[Task requirements]: In the records that follow, the lines from the one containing "Write a LaTeX" to the one containing "minimum width=206, minimum", inclusive, are to be given again exactly.

[Listing]:
[BEGIN]

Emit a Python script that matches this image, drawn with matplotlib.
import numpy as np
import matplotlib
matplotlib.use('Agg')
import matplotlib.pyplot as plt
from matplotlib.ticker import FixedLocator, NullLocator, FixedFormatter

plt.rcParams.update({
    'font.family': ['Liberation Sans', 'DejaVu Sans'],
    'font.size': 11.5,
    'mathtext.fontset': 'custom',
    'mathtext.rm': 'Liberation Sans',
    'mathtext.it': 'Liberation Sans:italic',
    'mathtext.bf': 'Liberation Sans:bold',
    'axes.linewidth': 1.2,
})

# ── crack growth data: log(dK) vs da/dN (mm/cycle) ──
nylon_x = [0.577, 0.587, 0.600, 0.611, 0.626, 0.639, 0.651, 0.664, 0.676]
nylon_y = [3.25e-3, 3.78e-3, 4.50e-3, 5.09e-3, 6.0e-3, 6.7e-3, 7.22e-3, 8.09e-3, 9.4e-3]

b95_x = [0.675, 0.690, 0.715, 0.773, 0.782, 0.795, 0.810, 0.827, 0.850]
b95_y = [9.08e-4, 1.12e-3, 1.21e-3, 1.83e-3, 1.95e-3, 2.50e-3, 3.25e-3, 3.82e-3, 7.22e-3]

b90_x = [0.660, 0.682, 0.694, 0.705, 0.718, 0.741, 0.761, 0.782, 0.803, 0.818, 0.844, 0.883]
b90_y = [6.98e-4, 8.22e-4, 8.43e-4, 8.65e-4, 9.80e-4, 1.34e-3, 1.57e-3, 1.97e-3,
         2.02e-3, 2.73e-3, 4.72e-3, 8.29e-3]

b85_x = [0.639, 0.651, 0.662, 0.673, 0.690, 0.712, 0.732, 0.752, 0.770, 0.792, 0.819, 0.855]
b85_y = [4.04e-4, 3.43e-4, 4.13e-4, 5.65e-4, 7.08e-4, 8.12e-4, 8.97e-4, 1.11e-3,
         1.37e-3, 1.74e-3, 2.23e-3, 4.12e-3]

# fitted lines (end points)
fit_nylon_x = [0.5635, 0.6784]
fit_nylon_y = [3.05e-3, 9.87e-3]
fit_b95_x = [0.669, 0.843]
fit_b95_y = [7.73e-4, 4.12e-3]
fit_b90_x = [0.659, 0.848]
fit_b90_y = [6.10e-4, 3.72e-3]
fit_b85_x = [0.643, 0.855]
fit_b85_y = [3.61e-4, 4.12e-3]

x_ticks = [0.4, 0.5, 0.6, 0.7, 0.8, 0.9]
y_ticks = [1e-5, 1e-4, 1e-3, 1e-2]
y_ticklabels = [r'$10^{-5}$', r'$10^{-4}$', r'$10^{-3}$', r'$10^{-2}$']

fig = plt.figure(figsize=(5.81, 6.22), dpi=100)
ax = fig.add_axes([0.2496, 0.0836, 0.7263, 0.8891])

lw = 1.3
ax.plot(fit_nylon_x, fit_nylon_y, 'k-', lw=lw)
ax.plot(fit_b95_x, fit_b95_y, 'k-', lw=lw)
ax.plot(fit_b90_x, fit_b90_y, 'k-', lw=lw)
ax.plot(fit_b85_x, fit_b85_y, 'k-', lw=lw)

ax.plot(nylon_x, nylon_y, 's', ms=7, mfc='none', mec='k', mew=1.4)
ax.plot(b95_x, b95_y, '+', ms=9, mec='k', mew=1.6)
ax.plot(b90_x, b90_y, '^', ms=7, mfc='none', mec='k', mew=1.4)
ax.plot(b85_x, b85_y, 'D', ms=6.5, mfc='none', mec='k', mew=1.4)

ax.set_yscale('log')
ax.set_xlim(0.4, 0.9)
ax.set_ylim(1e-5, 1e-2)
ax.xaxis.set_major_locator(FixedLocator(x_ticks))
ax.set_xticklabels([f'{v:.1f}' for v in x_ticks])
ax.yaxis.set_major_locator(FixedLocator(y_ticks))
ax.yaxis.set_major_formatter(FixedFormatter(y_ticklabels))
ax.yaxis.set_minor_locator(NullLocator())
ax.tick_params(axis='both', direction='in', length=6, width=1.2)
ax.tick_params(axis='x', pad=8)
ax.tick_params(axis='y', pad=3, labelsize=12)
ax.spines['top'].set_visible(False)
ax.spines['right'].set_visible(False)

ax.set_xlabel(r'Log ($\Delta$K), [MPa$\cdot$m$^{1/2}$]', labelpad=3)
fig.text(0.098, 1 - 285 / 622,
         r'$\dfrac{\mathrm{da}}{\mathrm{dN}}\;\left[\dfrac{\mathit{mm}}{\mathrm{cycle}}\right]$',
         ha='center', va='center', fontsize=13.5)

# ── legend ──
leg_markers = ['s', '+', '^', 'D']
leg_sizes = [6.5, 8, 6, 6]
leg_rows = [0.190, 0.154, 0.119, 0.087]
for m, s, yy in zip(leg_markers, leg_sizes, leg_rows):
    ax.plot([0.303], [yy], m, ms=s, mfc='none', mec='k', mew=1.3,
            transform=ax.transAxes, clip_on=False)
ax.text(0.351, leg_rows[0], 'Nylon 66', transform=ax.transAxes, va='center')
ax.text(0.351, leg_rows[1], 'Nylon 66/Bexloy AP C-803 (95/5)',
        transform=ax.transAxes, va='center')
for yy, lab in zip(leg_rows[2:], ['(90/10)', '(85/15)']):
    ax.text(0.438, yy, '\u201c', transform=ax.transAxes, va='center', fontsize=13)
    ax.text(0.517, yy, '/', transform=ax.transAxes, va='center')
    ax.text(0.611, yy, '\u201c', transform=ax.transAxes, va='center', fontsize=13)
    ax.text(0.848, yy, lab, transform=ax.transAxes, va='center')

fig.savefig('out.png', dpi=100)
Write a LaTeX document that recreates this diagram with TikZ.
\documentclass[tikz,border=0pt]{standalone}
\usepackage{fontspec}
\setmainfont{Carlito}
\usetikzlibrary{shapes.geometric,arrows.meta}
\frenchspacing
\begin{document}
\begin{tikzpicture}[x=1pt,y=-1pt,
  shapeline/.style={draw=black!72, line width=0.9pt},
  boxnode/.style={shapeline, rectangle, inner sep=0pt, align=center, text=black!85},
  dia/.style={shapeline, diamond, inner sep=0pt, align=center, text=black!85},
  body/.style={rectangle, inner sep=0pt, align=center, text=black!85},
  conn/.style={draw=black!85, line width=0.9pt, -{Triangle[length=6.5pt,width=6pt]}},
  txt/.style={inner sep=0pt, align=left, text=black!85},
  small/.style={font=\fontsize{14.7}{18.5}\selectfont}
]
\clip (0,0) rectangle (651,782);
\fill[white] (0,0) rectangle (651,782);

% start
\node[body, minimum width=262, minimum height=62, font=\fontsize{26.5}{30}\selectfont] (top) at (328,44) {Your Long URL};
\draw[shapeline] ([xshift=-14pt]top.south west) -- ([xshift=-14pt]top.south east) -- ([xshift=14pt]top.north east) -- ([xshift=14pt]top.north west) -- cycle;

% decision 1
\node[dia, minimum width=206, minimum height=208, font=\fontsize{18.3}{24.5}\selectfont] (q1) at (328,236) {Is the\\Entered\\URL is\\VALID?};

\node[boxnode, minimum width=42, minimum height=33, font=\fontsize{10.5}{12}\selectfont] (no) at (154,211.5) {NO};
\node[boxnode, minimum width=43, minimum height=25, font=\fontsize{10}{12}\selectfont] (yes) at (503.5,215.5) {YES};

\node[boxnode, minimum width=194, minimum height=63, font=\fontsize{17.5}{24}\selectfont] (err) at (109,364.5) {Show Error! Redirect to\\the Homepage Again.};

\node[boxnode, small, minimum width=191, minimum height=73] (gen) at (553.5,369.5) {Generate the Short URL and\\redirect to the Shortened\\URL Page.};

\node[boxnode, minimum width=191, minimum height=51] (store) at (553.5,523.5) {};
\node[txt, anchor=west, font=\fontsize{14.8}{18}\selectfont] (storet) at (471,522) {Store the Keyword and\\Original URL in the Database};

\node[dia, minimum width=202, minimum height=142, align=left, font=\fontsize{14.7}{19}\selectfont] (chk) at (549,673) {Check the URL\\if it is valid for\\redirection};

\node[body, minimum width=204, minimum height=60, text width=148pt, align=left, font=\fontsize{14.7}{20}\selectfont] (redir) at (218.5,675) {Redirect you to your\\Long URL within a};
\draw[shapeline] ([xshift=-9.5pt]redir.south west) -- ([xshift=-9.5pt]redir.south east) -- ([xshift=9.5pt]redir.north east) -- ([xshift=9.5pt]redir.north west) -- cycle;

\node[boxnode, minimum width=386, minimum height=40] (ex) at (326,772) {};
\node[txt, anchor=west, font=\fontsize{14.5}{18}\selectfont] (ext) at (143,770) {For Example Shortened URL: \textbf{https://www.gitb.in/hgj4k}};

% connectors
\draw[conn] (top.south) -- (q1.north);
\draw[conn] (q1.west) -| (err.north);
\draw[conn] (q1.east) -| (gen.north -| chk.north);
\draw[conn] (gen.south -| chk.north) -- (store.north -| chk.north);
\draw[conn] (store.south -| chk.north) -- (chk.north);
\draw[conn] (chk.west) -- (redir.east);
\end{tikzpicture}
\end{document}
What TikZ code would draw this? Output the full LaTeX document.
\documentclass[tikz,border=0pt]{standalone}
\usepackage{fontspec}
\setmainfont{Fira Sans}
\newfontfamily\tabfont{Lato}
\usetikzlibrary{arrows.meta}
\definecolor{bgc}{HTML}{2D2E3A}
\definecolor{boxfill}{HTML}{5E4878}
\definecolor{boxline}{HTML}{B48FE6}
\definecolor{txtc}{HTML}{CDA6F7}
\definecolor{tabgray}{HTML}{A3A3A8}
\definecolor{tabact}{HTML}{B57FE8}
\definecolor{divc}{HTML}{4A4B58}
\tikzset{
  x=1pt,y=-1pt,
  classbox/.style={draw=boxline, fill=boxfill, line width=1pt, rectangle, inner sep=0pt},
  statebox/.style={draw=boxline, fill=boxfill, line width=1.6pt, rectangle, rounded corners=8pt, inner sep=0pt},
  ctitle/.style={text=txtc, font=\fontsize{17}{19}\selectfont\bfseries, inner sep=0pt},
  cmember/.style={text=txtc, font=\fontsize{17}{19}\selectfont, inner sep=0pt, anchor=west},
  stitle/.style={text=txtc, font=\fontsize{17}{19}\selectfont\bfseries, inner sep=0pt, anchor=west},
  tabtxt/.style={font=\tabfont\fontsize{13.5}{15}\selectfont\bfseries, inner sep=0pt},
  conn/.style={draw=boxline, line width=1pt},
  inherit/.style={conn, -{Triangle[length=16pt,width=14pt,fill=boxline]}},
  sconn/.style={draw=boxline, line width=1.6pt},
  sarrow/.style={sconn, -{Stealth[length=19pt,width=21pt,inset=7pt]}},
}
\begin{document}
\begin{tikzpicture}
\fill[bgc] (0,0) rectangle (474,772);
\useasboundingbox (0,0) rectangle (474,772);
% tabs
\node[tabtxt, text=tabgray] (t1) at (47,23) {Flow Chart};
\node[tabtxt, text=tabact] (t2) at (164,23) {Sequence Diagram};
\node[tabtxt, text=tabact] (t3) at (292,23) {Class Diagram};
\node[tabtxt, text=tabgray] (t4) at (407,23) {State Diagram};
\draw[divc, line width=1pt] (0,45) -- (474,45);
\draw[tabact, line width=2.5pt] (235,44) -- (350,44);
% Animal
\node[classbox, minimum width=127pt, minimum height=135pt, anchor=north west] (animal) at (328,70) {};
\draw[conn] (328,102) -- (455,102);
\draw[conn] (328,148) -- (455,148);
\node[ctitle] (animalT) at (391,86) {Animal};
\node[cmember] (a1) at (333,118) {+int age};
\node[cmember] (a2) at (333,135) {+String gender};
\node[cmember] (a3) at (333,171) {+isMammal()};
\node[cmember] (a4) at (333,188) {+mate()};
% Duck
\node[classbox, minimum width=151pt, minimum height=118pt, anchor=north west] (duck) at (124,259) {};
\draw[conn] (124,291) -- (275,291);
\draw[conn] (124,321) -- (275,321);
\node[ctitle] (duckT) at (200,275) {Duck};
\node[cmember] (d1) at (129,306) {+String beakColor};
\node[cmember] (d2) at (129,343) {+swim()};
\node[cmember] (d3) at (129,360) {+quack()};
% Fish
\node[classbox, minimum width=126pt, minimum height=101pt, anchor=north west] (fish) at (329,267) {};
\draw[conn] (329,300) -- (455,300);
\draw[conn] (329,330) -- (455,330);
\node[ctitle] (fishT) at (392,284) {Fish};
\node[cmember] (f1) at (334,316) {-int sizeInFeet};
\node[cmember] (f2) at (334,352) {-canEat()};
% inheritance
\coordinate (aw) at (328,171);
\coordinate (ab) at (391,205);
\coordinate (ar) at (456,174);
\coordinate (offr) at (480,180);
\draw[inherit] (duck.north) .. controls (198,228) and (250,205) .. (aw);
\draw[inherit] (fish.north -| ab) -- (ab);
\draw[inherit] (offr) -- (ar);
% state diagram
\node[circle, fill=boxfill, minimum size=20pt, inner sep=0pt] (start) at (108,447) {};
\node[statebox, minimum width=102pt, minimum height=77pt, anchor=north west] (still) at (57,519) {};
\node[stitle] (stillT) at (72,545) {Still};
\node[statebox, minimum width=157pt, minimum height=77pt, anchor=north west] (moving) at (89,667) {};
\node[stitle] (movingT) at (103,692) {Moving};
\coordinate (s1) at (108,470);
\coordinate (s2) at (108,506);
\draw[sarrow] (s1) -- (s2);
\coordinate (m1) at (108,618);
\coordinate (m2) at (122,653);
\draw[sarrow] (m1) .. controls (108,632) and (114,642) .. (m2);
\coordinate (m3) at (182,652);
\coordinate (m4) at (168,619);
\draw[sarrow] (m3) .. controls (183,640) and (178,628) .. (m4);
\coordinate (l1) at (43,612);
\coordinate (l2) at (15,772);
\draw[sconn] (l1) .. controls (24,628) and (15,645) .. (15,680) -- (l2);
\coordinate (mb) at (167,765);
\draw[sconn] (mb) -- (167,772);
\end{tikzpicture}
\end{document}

[END]

[Solution to this exercise]:
Write a LaTeX document that recreates this diagram with TikZ.
\documentclass[tikz,border=0pt]{standalone}
\usepackage{fontspec}
\setmainfont{Carlito}
\usetikzlibrary{shapes.geometric,arrows.meta}
\frenchspacing
\begin{document}
\begin{tikzpicture}[x=1pt,y=-1pt,
  shapeline/.style={draw=black!72, line width=0.9pt},
  boxnode/.style={shapeline, rectangle, inner sep=0pt, align=center, text=black!85},
  dia/.style={shapeline, diamond, inner sep=0pt, align=center, text=black!85},
  body/.style={rectangle, inner sep=0pt, align=center, text=black!85},
  conn/.style={draw=black!85, line width=0.9pt, -{Triangle[length=6.5pt,width=6pt]}},
  txt/.style={inner sep=0pt, align=left, text=black!85},
  small/.style={font=\fontsize{14.7}{18.5}\selectfont}
]
\clip (0,0) rectangle (651,782);
\fill[white] (0,0) rectangle (651,782);

% start
\node[body, minimum width=262, minimum height=62, font=\fontsize{26.5}{30}\selectfont] (top) at (328,44) {Your Long URL};
\draw[shapeline] ([xshift=-14pt]top.south west) -- ([xshift=-14pt]top.south east) -- ([xshift=14pt]top.north east) -- ([xshift=14pt]top.north west) -- cycle;

% decision 1
\node[dia, minimum width=206, minimum height=208, font=\fontsize{18.3}{24.5}\selectfont] (q1) at (328,236) {Is the\\Entered\\URL is\\VALID?};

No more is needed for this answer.